§ Required work
Only the pictures are omitted; repeat all other data exactly.

#### Data block

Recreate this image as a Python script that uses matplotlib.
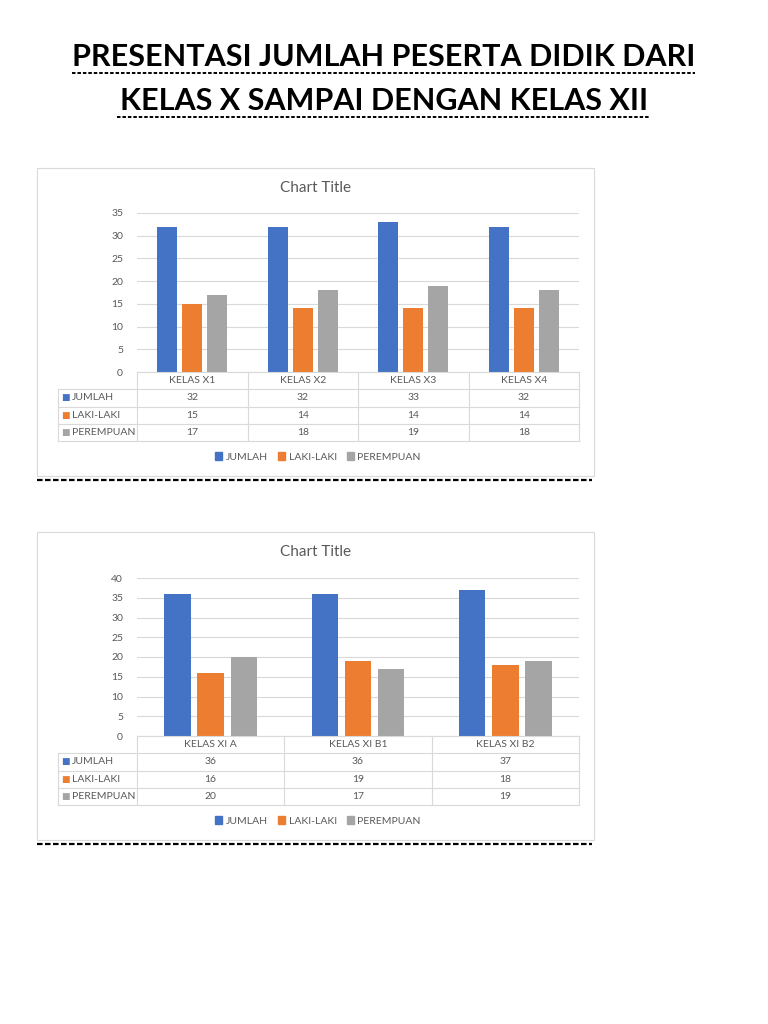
import matplotlib.pyplot as plt
from matplotlib.patches import Rectangle, Patch
from matplotlib.lines import Line2D

plt.rcParams['font.family'] = ['Lato', 'DejaVu Sans']

title_lines = ['PRESENTASI JUMLAH PESERTA DIDIK DARI', 'KELAS X SAMPAI DENGAN KELAS XII']
series_names = ['JUMLAH', 'LAKI-LAKI', 'PEREMPUAN']
colors = ['#4472C4', '#ED7D31', '#A5A5A5']

kelas_x = ['KELAS X1', 'KELAS X2', 'KELAS X3', 'KELAS X4']
x_jumlah = [32, 32, 33, 32]
x_laki = [15, 14, 14, 14]
x_perempuan = [17, 18, 19, 18]

kelas_xi = ['KELAS XI A', 'KELAS XI B1', 'KELAS XI B2']
xi_jumlah = [36, 36, 37]
xi_laki = [16, 19, 18]
xi_perempuan = [20, 17, 19]

W, H = 768, 1024
fig = plt.figure(figsize=(W / 100, H / 100), dpi=100)


def fx(x):
    return x / W


def fy(y):
    return 1 - y / H


def rect(l, t, r, b):
    return [fx(l), fy(b), (r - l) / W, (b - t) / H]


def dashed(x0, x1, y, lw, dashes):
    fig.add_artist(Line2D([fx(x0), fx(x1)], [fy(y), fy(y)], color='black',
                          lw=lw, dashes=dashes, transform=fig.transFigure))


# page title
fig.text(0.5, fy(57), title_lines[0], ha='center', va='center', fontsize=22,
         fontweight='bold')
dashed(72, 695, 73, 1.4, (1.8, 1.0))
fig.text(0.5, fy(101), title_lines[1], ha='center', va='center', fontsize=22,
         fontweight='bold')
dashed(117, 650, 117, 1.4, (1.8, 1.0))


def draw_chart(top, cats, vals, ymax, grid_h):
    n = len(cats)
    # outer chart frame
    fig.add_artist(Rectangle((fx(37), fy(top + 308)), 557 / W, 308 / H,
                             transform=fig.transFigure, fill=False,
                             edgecolor='#d9d9d9', lw=0.8))
    fig.text(fx(315), fy(top + 20), 'Chart Title', ha='center', va='center',
             fontsize=11, color='#595959')

    y0 = top + 204  # baseline of bars
    ax = fig.add_axes(rect(137, y0 - grid_h, 579, y0))
    width = 0.18
    step = 0.225
    for i, (name, v) in enumerate(zip(series_names, vals)):
        xs = [k + (i - 1) * step for k in range(n)]
        ax.bar(xs, v, width, color=colors[i], label=name, zorder=3)
    ax.set_xlim(-0.5, n - 0.5)
    ax.set_ylim(0, ymax)
    ax.set_yticks(range(0, ymax + 1, 5))
    ax.grid(axis='y', color='#d9d9d9', lw=0.8, zorder=0)
    ax.set_xticks([])
    for s in ax.spines.values():
        s.set_visible(False)
    ax.tick_params(axis='y', length=0, labelsize=7.5, labelcolor='#595959', pad=10)

    # data table under the bars
    cw = 442 / n
    left = -0.5 - (137 - 58) / cw
    tb = fig.add_axes(rect(58, y0, 579, y0 + 69))
    tb.set_xlim(left, n - 0.5)
    tb.set_ylim(4, 0)
    tb.axis('off')
    lc = '#d9d9d9'
    tb.plot([-0.5, n - 0.5], [0, 0], color=lc, lw=0.8, clip_on=False)
    for r in range(1, 5):
        tb.plot([left, n - 0.5], [r, r], color=lc, lw=0.8, clip_on=False)
    for k in range(n + 1):
        tb.plot([k - 0.5, k - 0.5], [0, 4], color=lc, lw=0.8, clip_on=False)
    tb.plot([left, left], [1, 4], color=lc, lw=0.8, clip_on=False)
    for k, c in enumerate(cats):
        tb.text(k, 0.5, c, ha='center', va='center', fontsize=7.5, color='#595959')
    for i, (name, v) in enumerate(zip(series_names, vals)):
        tb.text(left + 3 / cw, i + 1.5, '\u25a0', ha='left', va='center',
                fontsize=6.5, color=colors[i])
        tb.text(left + 14 / cw, i + 1.5, name, ha='left', va='center',
                fontsize=7.5, color='#595959')
        for k, val in enumerate(v):
            tb.text(k, i + 1.5, str(val), ha='center', va='center', fontsize=7.5,
                    color='#595959')

    handles = [Patch(color=c) for c in colors]
    fig.legend(handles, series_names, loc='center', bbox_to_anchor=(fx(318), fy(top + 289)),
               ncol=3, frameon=False, fontsize=7.5, handlelength=0.7, handleheight=0.7,
               handletextpad=0.3, columnspacing=1.0, labelcolor='#595959')

    dashed(37, 592, top + 312, 1.6, (2.5, 1.1))


draw_chart(168, kelas_x, [x_jumlah, x_laki, x_perempuan], 35, 159)
draw_chart(532, kelas_xi, [xi_jumlah, xi_laki, xi_perempuan], 40, 158)

fig.savefig('out.png', dpi=100)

########

§ Written answer
Recreate this image as a Python script that uses matplotlib.
import matplotlib.pyplot as plt
from matplotlib.patches import Rectangle, Patch
from matplotlib.lines import Line2D

plt.rcParams['font.family'] = ['Lato', 'DejaVu Sans']

title_lines = ['PRESENTASI JUMLAH PESERTA DIDIK DARI', 'KELAS X SAMPAI DENGAN KELAS XII']
series_names = ['JUMLAH', 'LAKI-LAKI', 'PEREMPUAN']
colors = ['#4472C4', '#ED7D31', '#A5A5A5']

kelas_x = ['KELAS X1', 'KELAS X2', 'KELAS X3', 'KELAS X4']
x_jumlah = [32, 32, 33, 32]
x_laki = [15, 14, 14, 14]
x_perempuan = [17, 18, 19, 18]

kelas_xi = ['KELAS XI A', 'KELAS XI B1', 'KELAS XI B2']
xi_jumlah = [36, 36, 37]
xi_laki = [16, 19, 18]
xi_perempuan = [20, 17, 19]

W, H = 768, 1024
fig = plt.figure(figsize=(W / 100, H / 100), dpi=100)


def fx(x):
    return x / W


def fy(y):
    return 1 - y / H


def rect(l, t, r, b):
    return [fx(l), fy(b), (r - l) / W, (b - t) / H]


def dashed(x0, x1, y, lw, dashes):
    fig.add_artist(Line2D([fx(x0), fx(x1)], [fy(y), fy(y)], color='black',
                          lw=lw, dashes=dashes, transform=fig.transFigure))


# page title
fig.text(0.5, fy(57), title_lines[0], ha='center', va='center', fontsize=22,
         fontweight='bold')
dashed(72, 695, 73, 1.4, (1.8, 1.0))
fig.text(0.5, fy(101), title_lines[1], ha='center', va='center', fontsize=22,
         fontweight='bold')
dashed(117, 650, 117, 1.4, (1.8, 1.0))


def draw_chart(top, cats, vals, ymax, grid_h):
    n = len(cats)
    # outer chart frame
    fig.add_artist(Rectangle((fx(37), fy(top + 308)), 557 / W, 308 / H,
                             transform=fig.transFigure, fill=False,
                             edgecolor='#d9d9d9', lw=0.8))
    fig.text(fx(315), fy(top + 20), 'Chart Title', ha='center', va='center',
             fontsize=11, color='#595959')

    y0 = top + 204  # baseline of bars
    ax = fig.add_axes(rect(137, y0 - grid_h, 579, y0))
    width = 0.18
    step = 0.225
    for i, (name, v) in enumerate(zip(series_names, vals)):
        xs = [k + (i - 1) * step for k in range(n)]
        ax.bar(xs, v, width, color=colors[i], label=name, zorder=3)
    ax.set_xlim(-0.5, n - 0.5)
    ax.set_ylim(0, ymax)
    ax.set_yticks(range(0, ymax + 1, 5))
    ax.grid(axis='y', color='#d9d9d9', lw=0.8, zorder=0)
    ax.set_xticks([])
    for s in ax.spines.values():
        s.set_visible(False)
    ax.tick_params(axis='y', length=0, labelsize=7.5, labelcolor='#595959', pad=10)

    # data table under the bars
    cw = 442 / n
    left = -0.5 - (137 - 58) / cw
    tb = fig.add_axes(rect(58, y0, 579, y0 + 69))
    tb.set_xlim(left, n - 0.5)
    tb.set_ylim(4, 0)
    tb.axis('off')
    lc = '#d9d9d9'
    tb.plot([-0.5, n - 0.5], [0, 0], color=lc, lw=0.8, clip_on=False)
    for r in range(1, 5):
        tb.plot([left, n - 0.5], [r, r], color=lc, lw=0.8, clip_on=False)
    for k in range(n + 1):
        tb.plot([k - 0.5, k - 0.5], [0, 4], color=lc, lw=0.8, clip_on=False)
    tb.plot([left, left], [1, 4], color=lc, lw=0.8, clip_on=False)
    for k, c in enumerate(cats):
        tb.text(k, 0.5, c, ha='center', va='center', fontsize=7.5, color='#595959')
    for i, (name, v) in enumerate(zip(series_names, vals)):
        tb.text(left + 3 / cw, i + 1.5, '\u25a0', ha='left', va='center',
                fontsize=6.5, color=colors[i])
        tb.text(left + 14 / cw, i + 1.5, name, ha='left', va='center',
                fontsize=7.5, color='#595959')
        for k, val in enumerate(v):
            tb.text(k, i + 1.5, str(val), ha='center', va='center', fontsize=7.5,
                    color='#595959')

    handles = [Patch(color=c) for c in colors]
    fig.legend(handles, series_names, loc='center', bbox_to_anchor=(fx(318), fy(top + 289)),
               ncol=3, frameon=False, fontsize=7.5, handlelength=0.7, handleheight=0.7,
               handletextpad=0.3, columnspacing=1.0, labelcolor='#595959')

    dashed(37, 592, top + 312, 1.6, (2.5, 1.1))


draw_chart(168, kelas_x, [x_jumlah, x_laki, x_perempuan], 35, 159)
draw_chart(532, kelas_xi, [xi_jumlah, xi_laki, xi_perempuan], 40, 158)

fig.savefig('out.png', dpi=100)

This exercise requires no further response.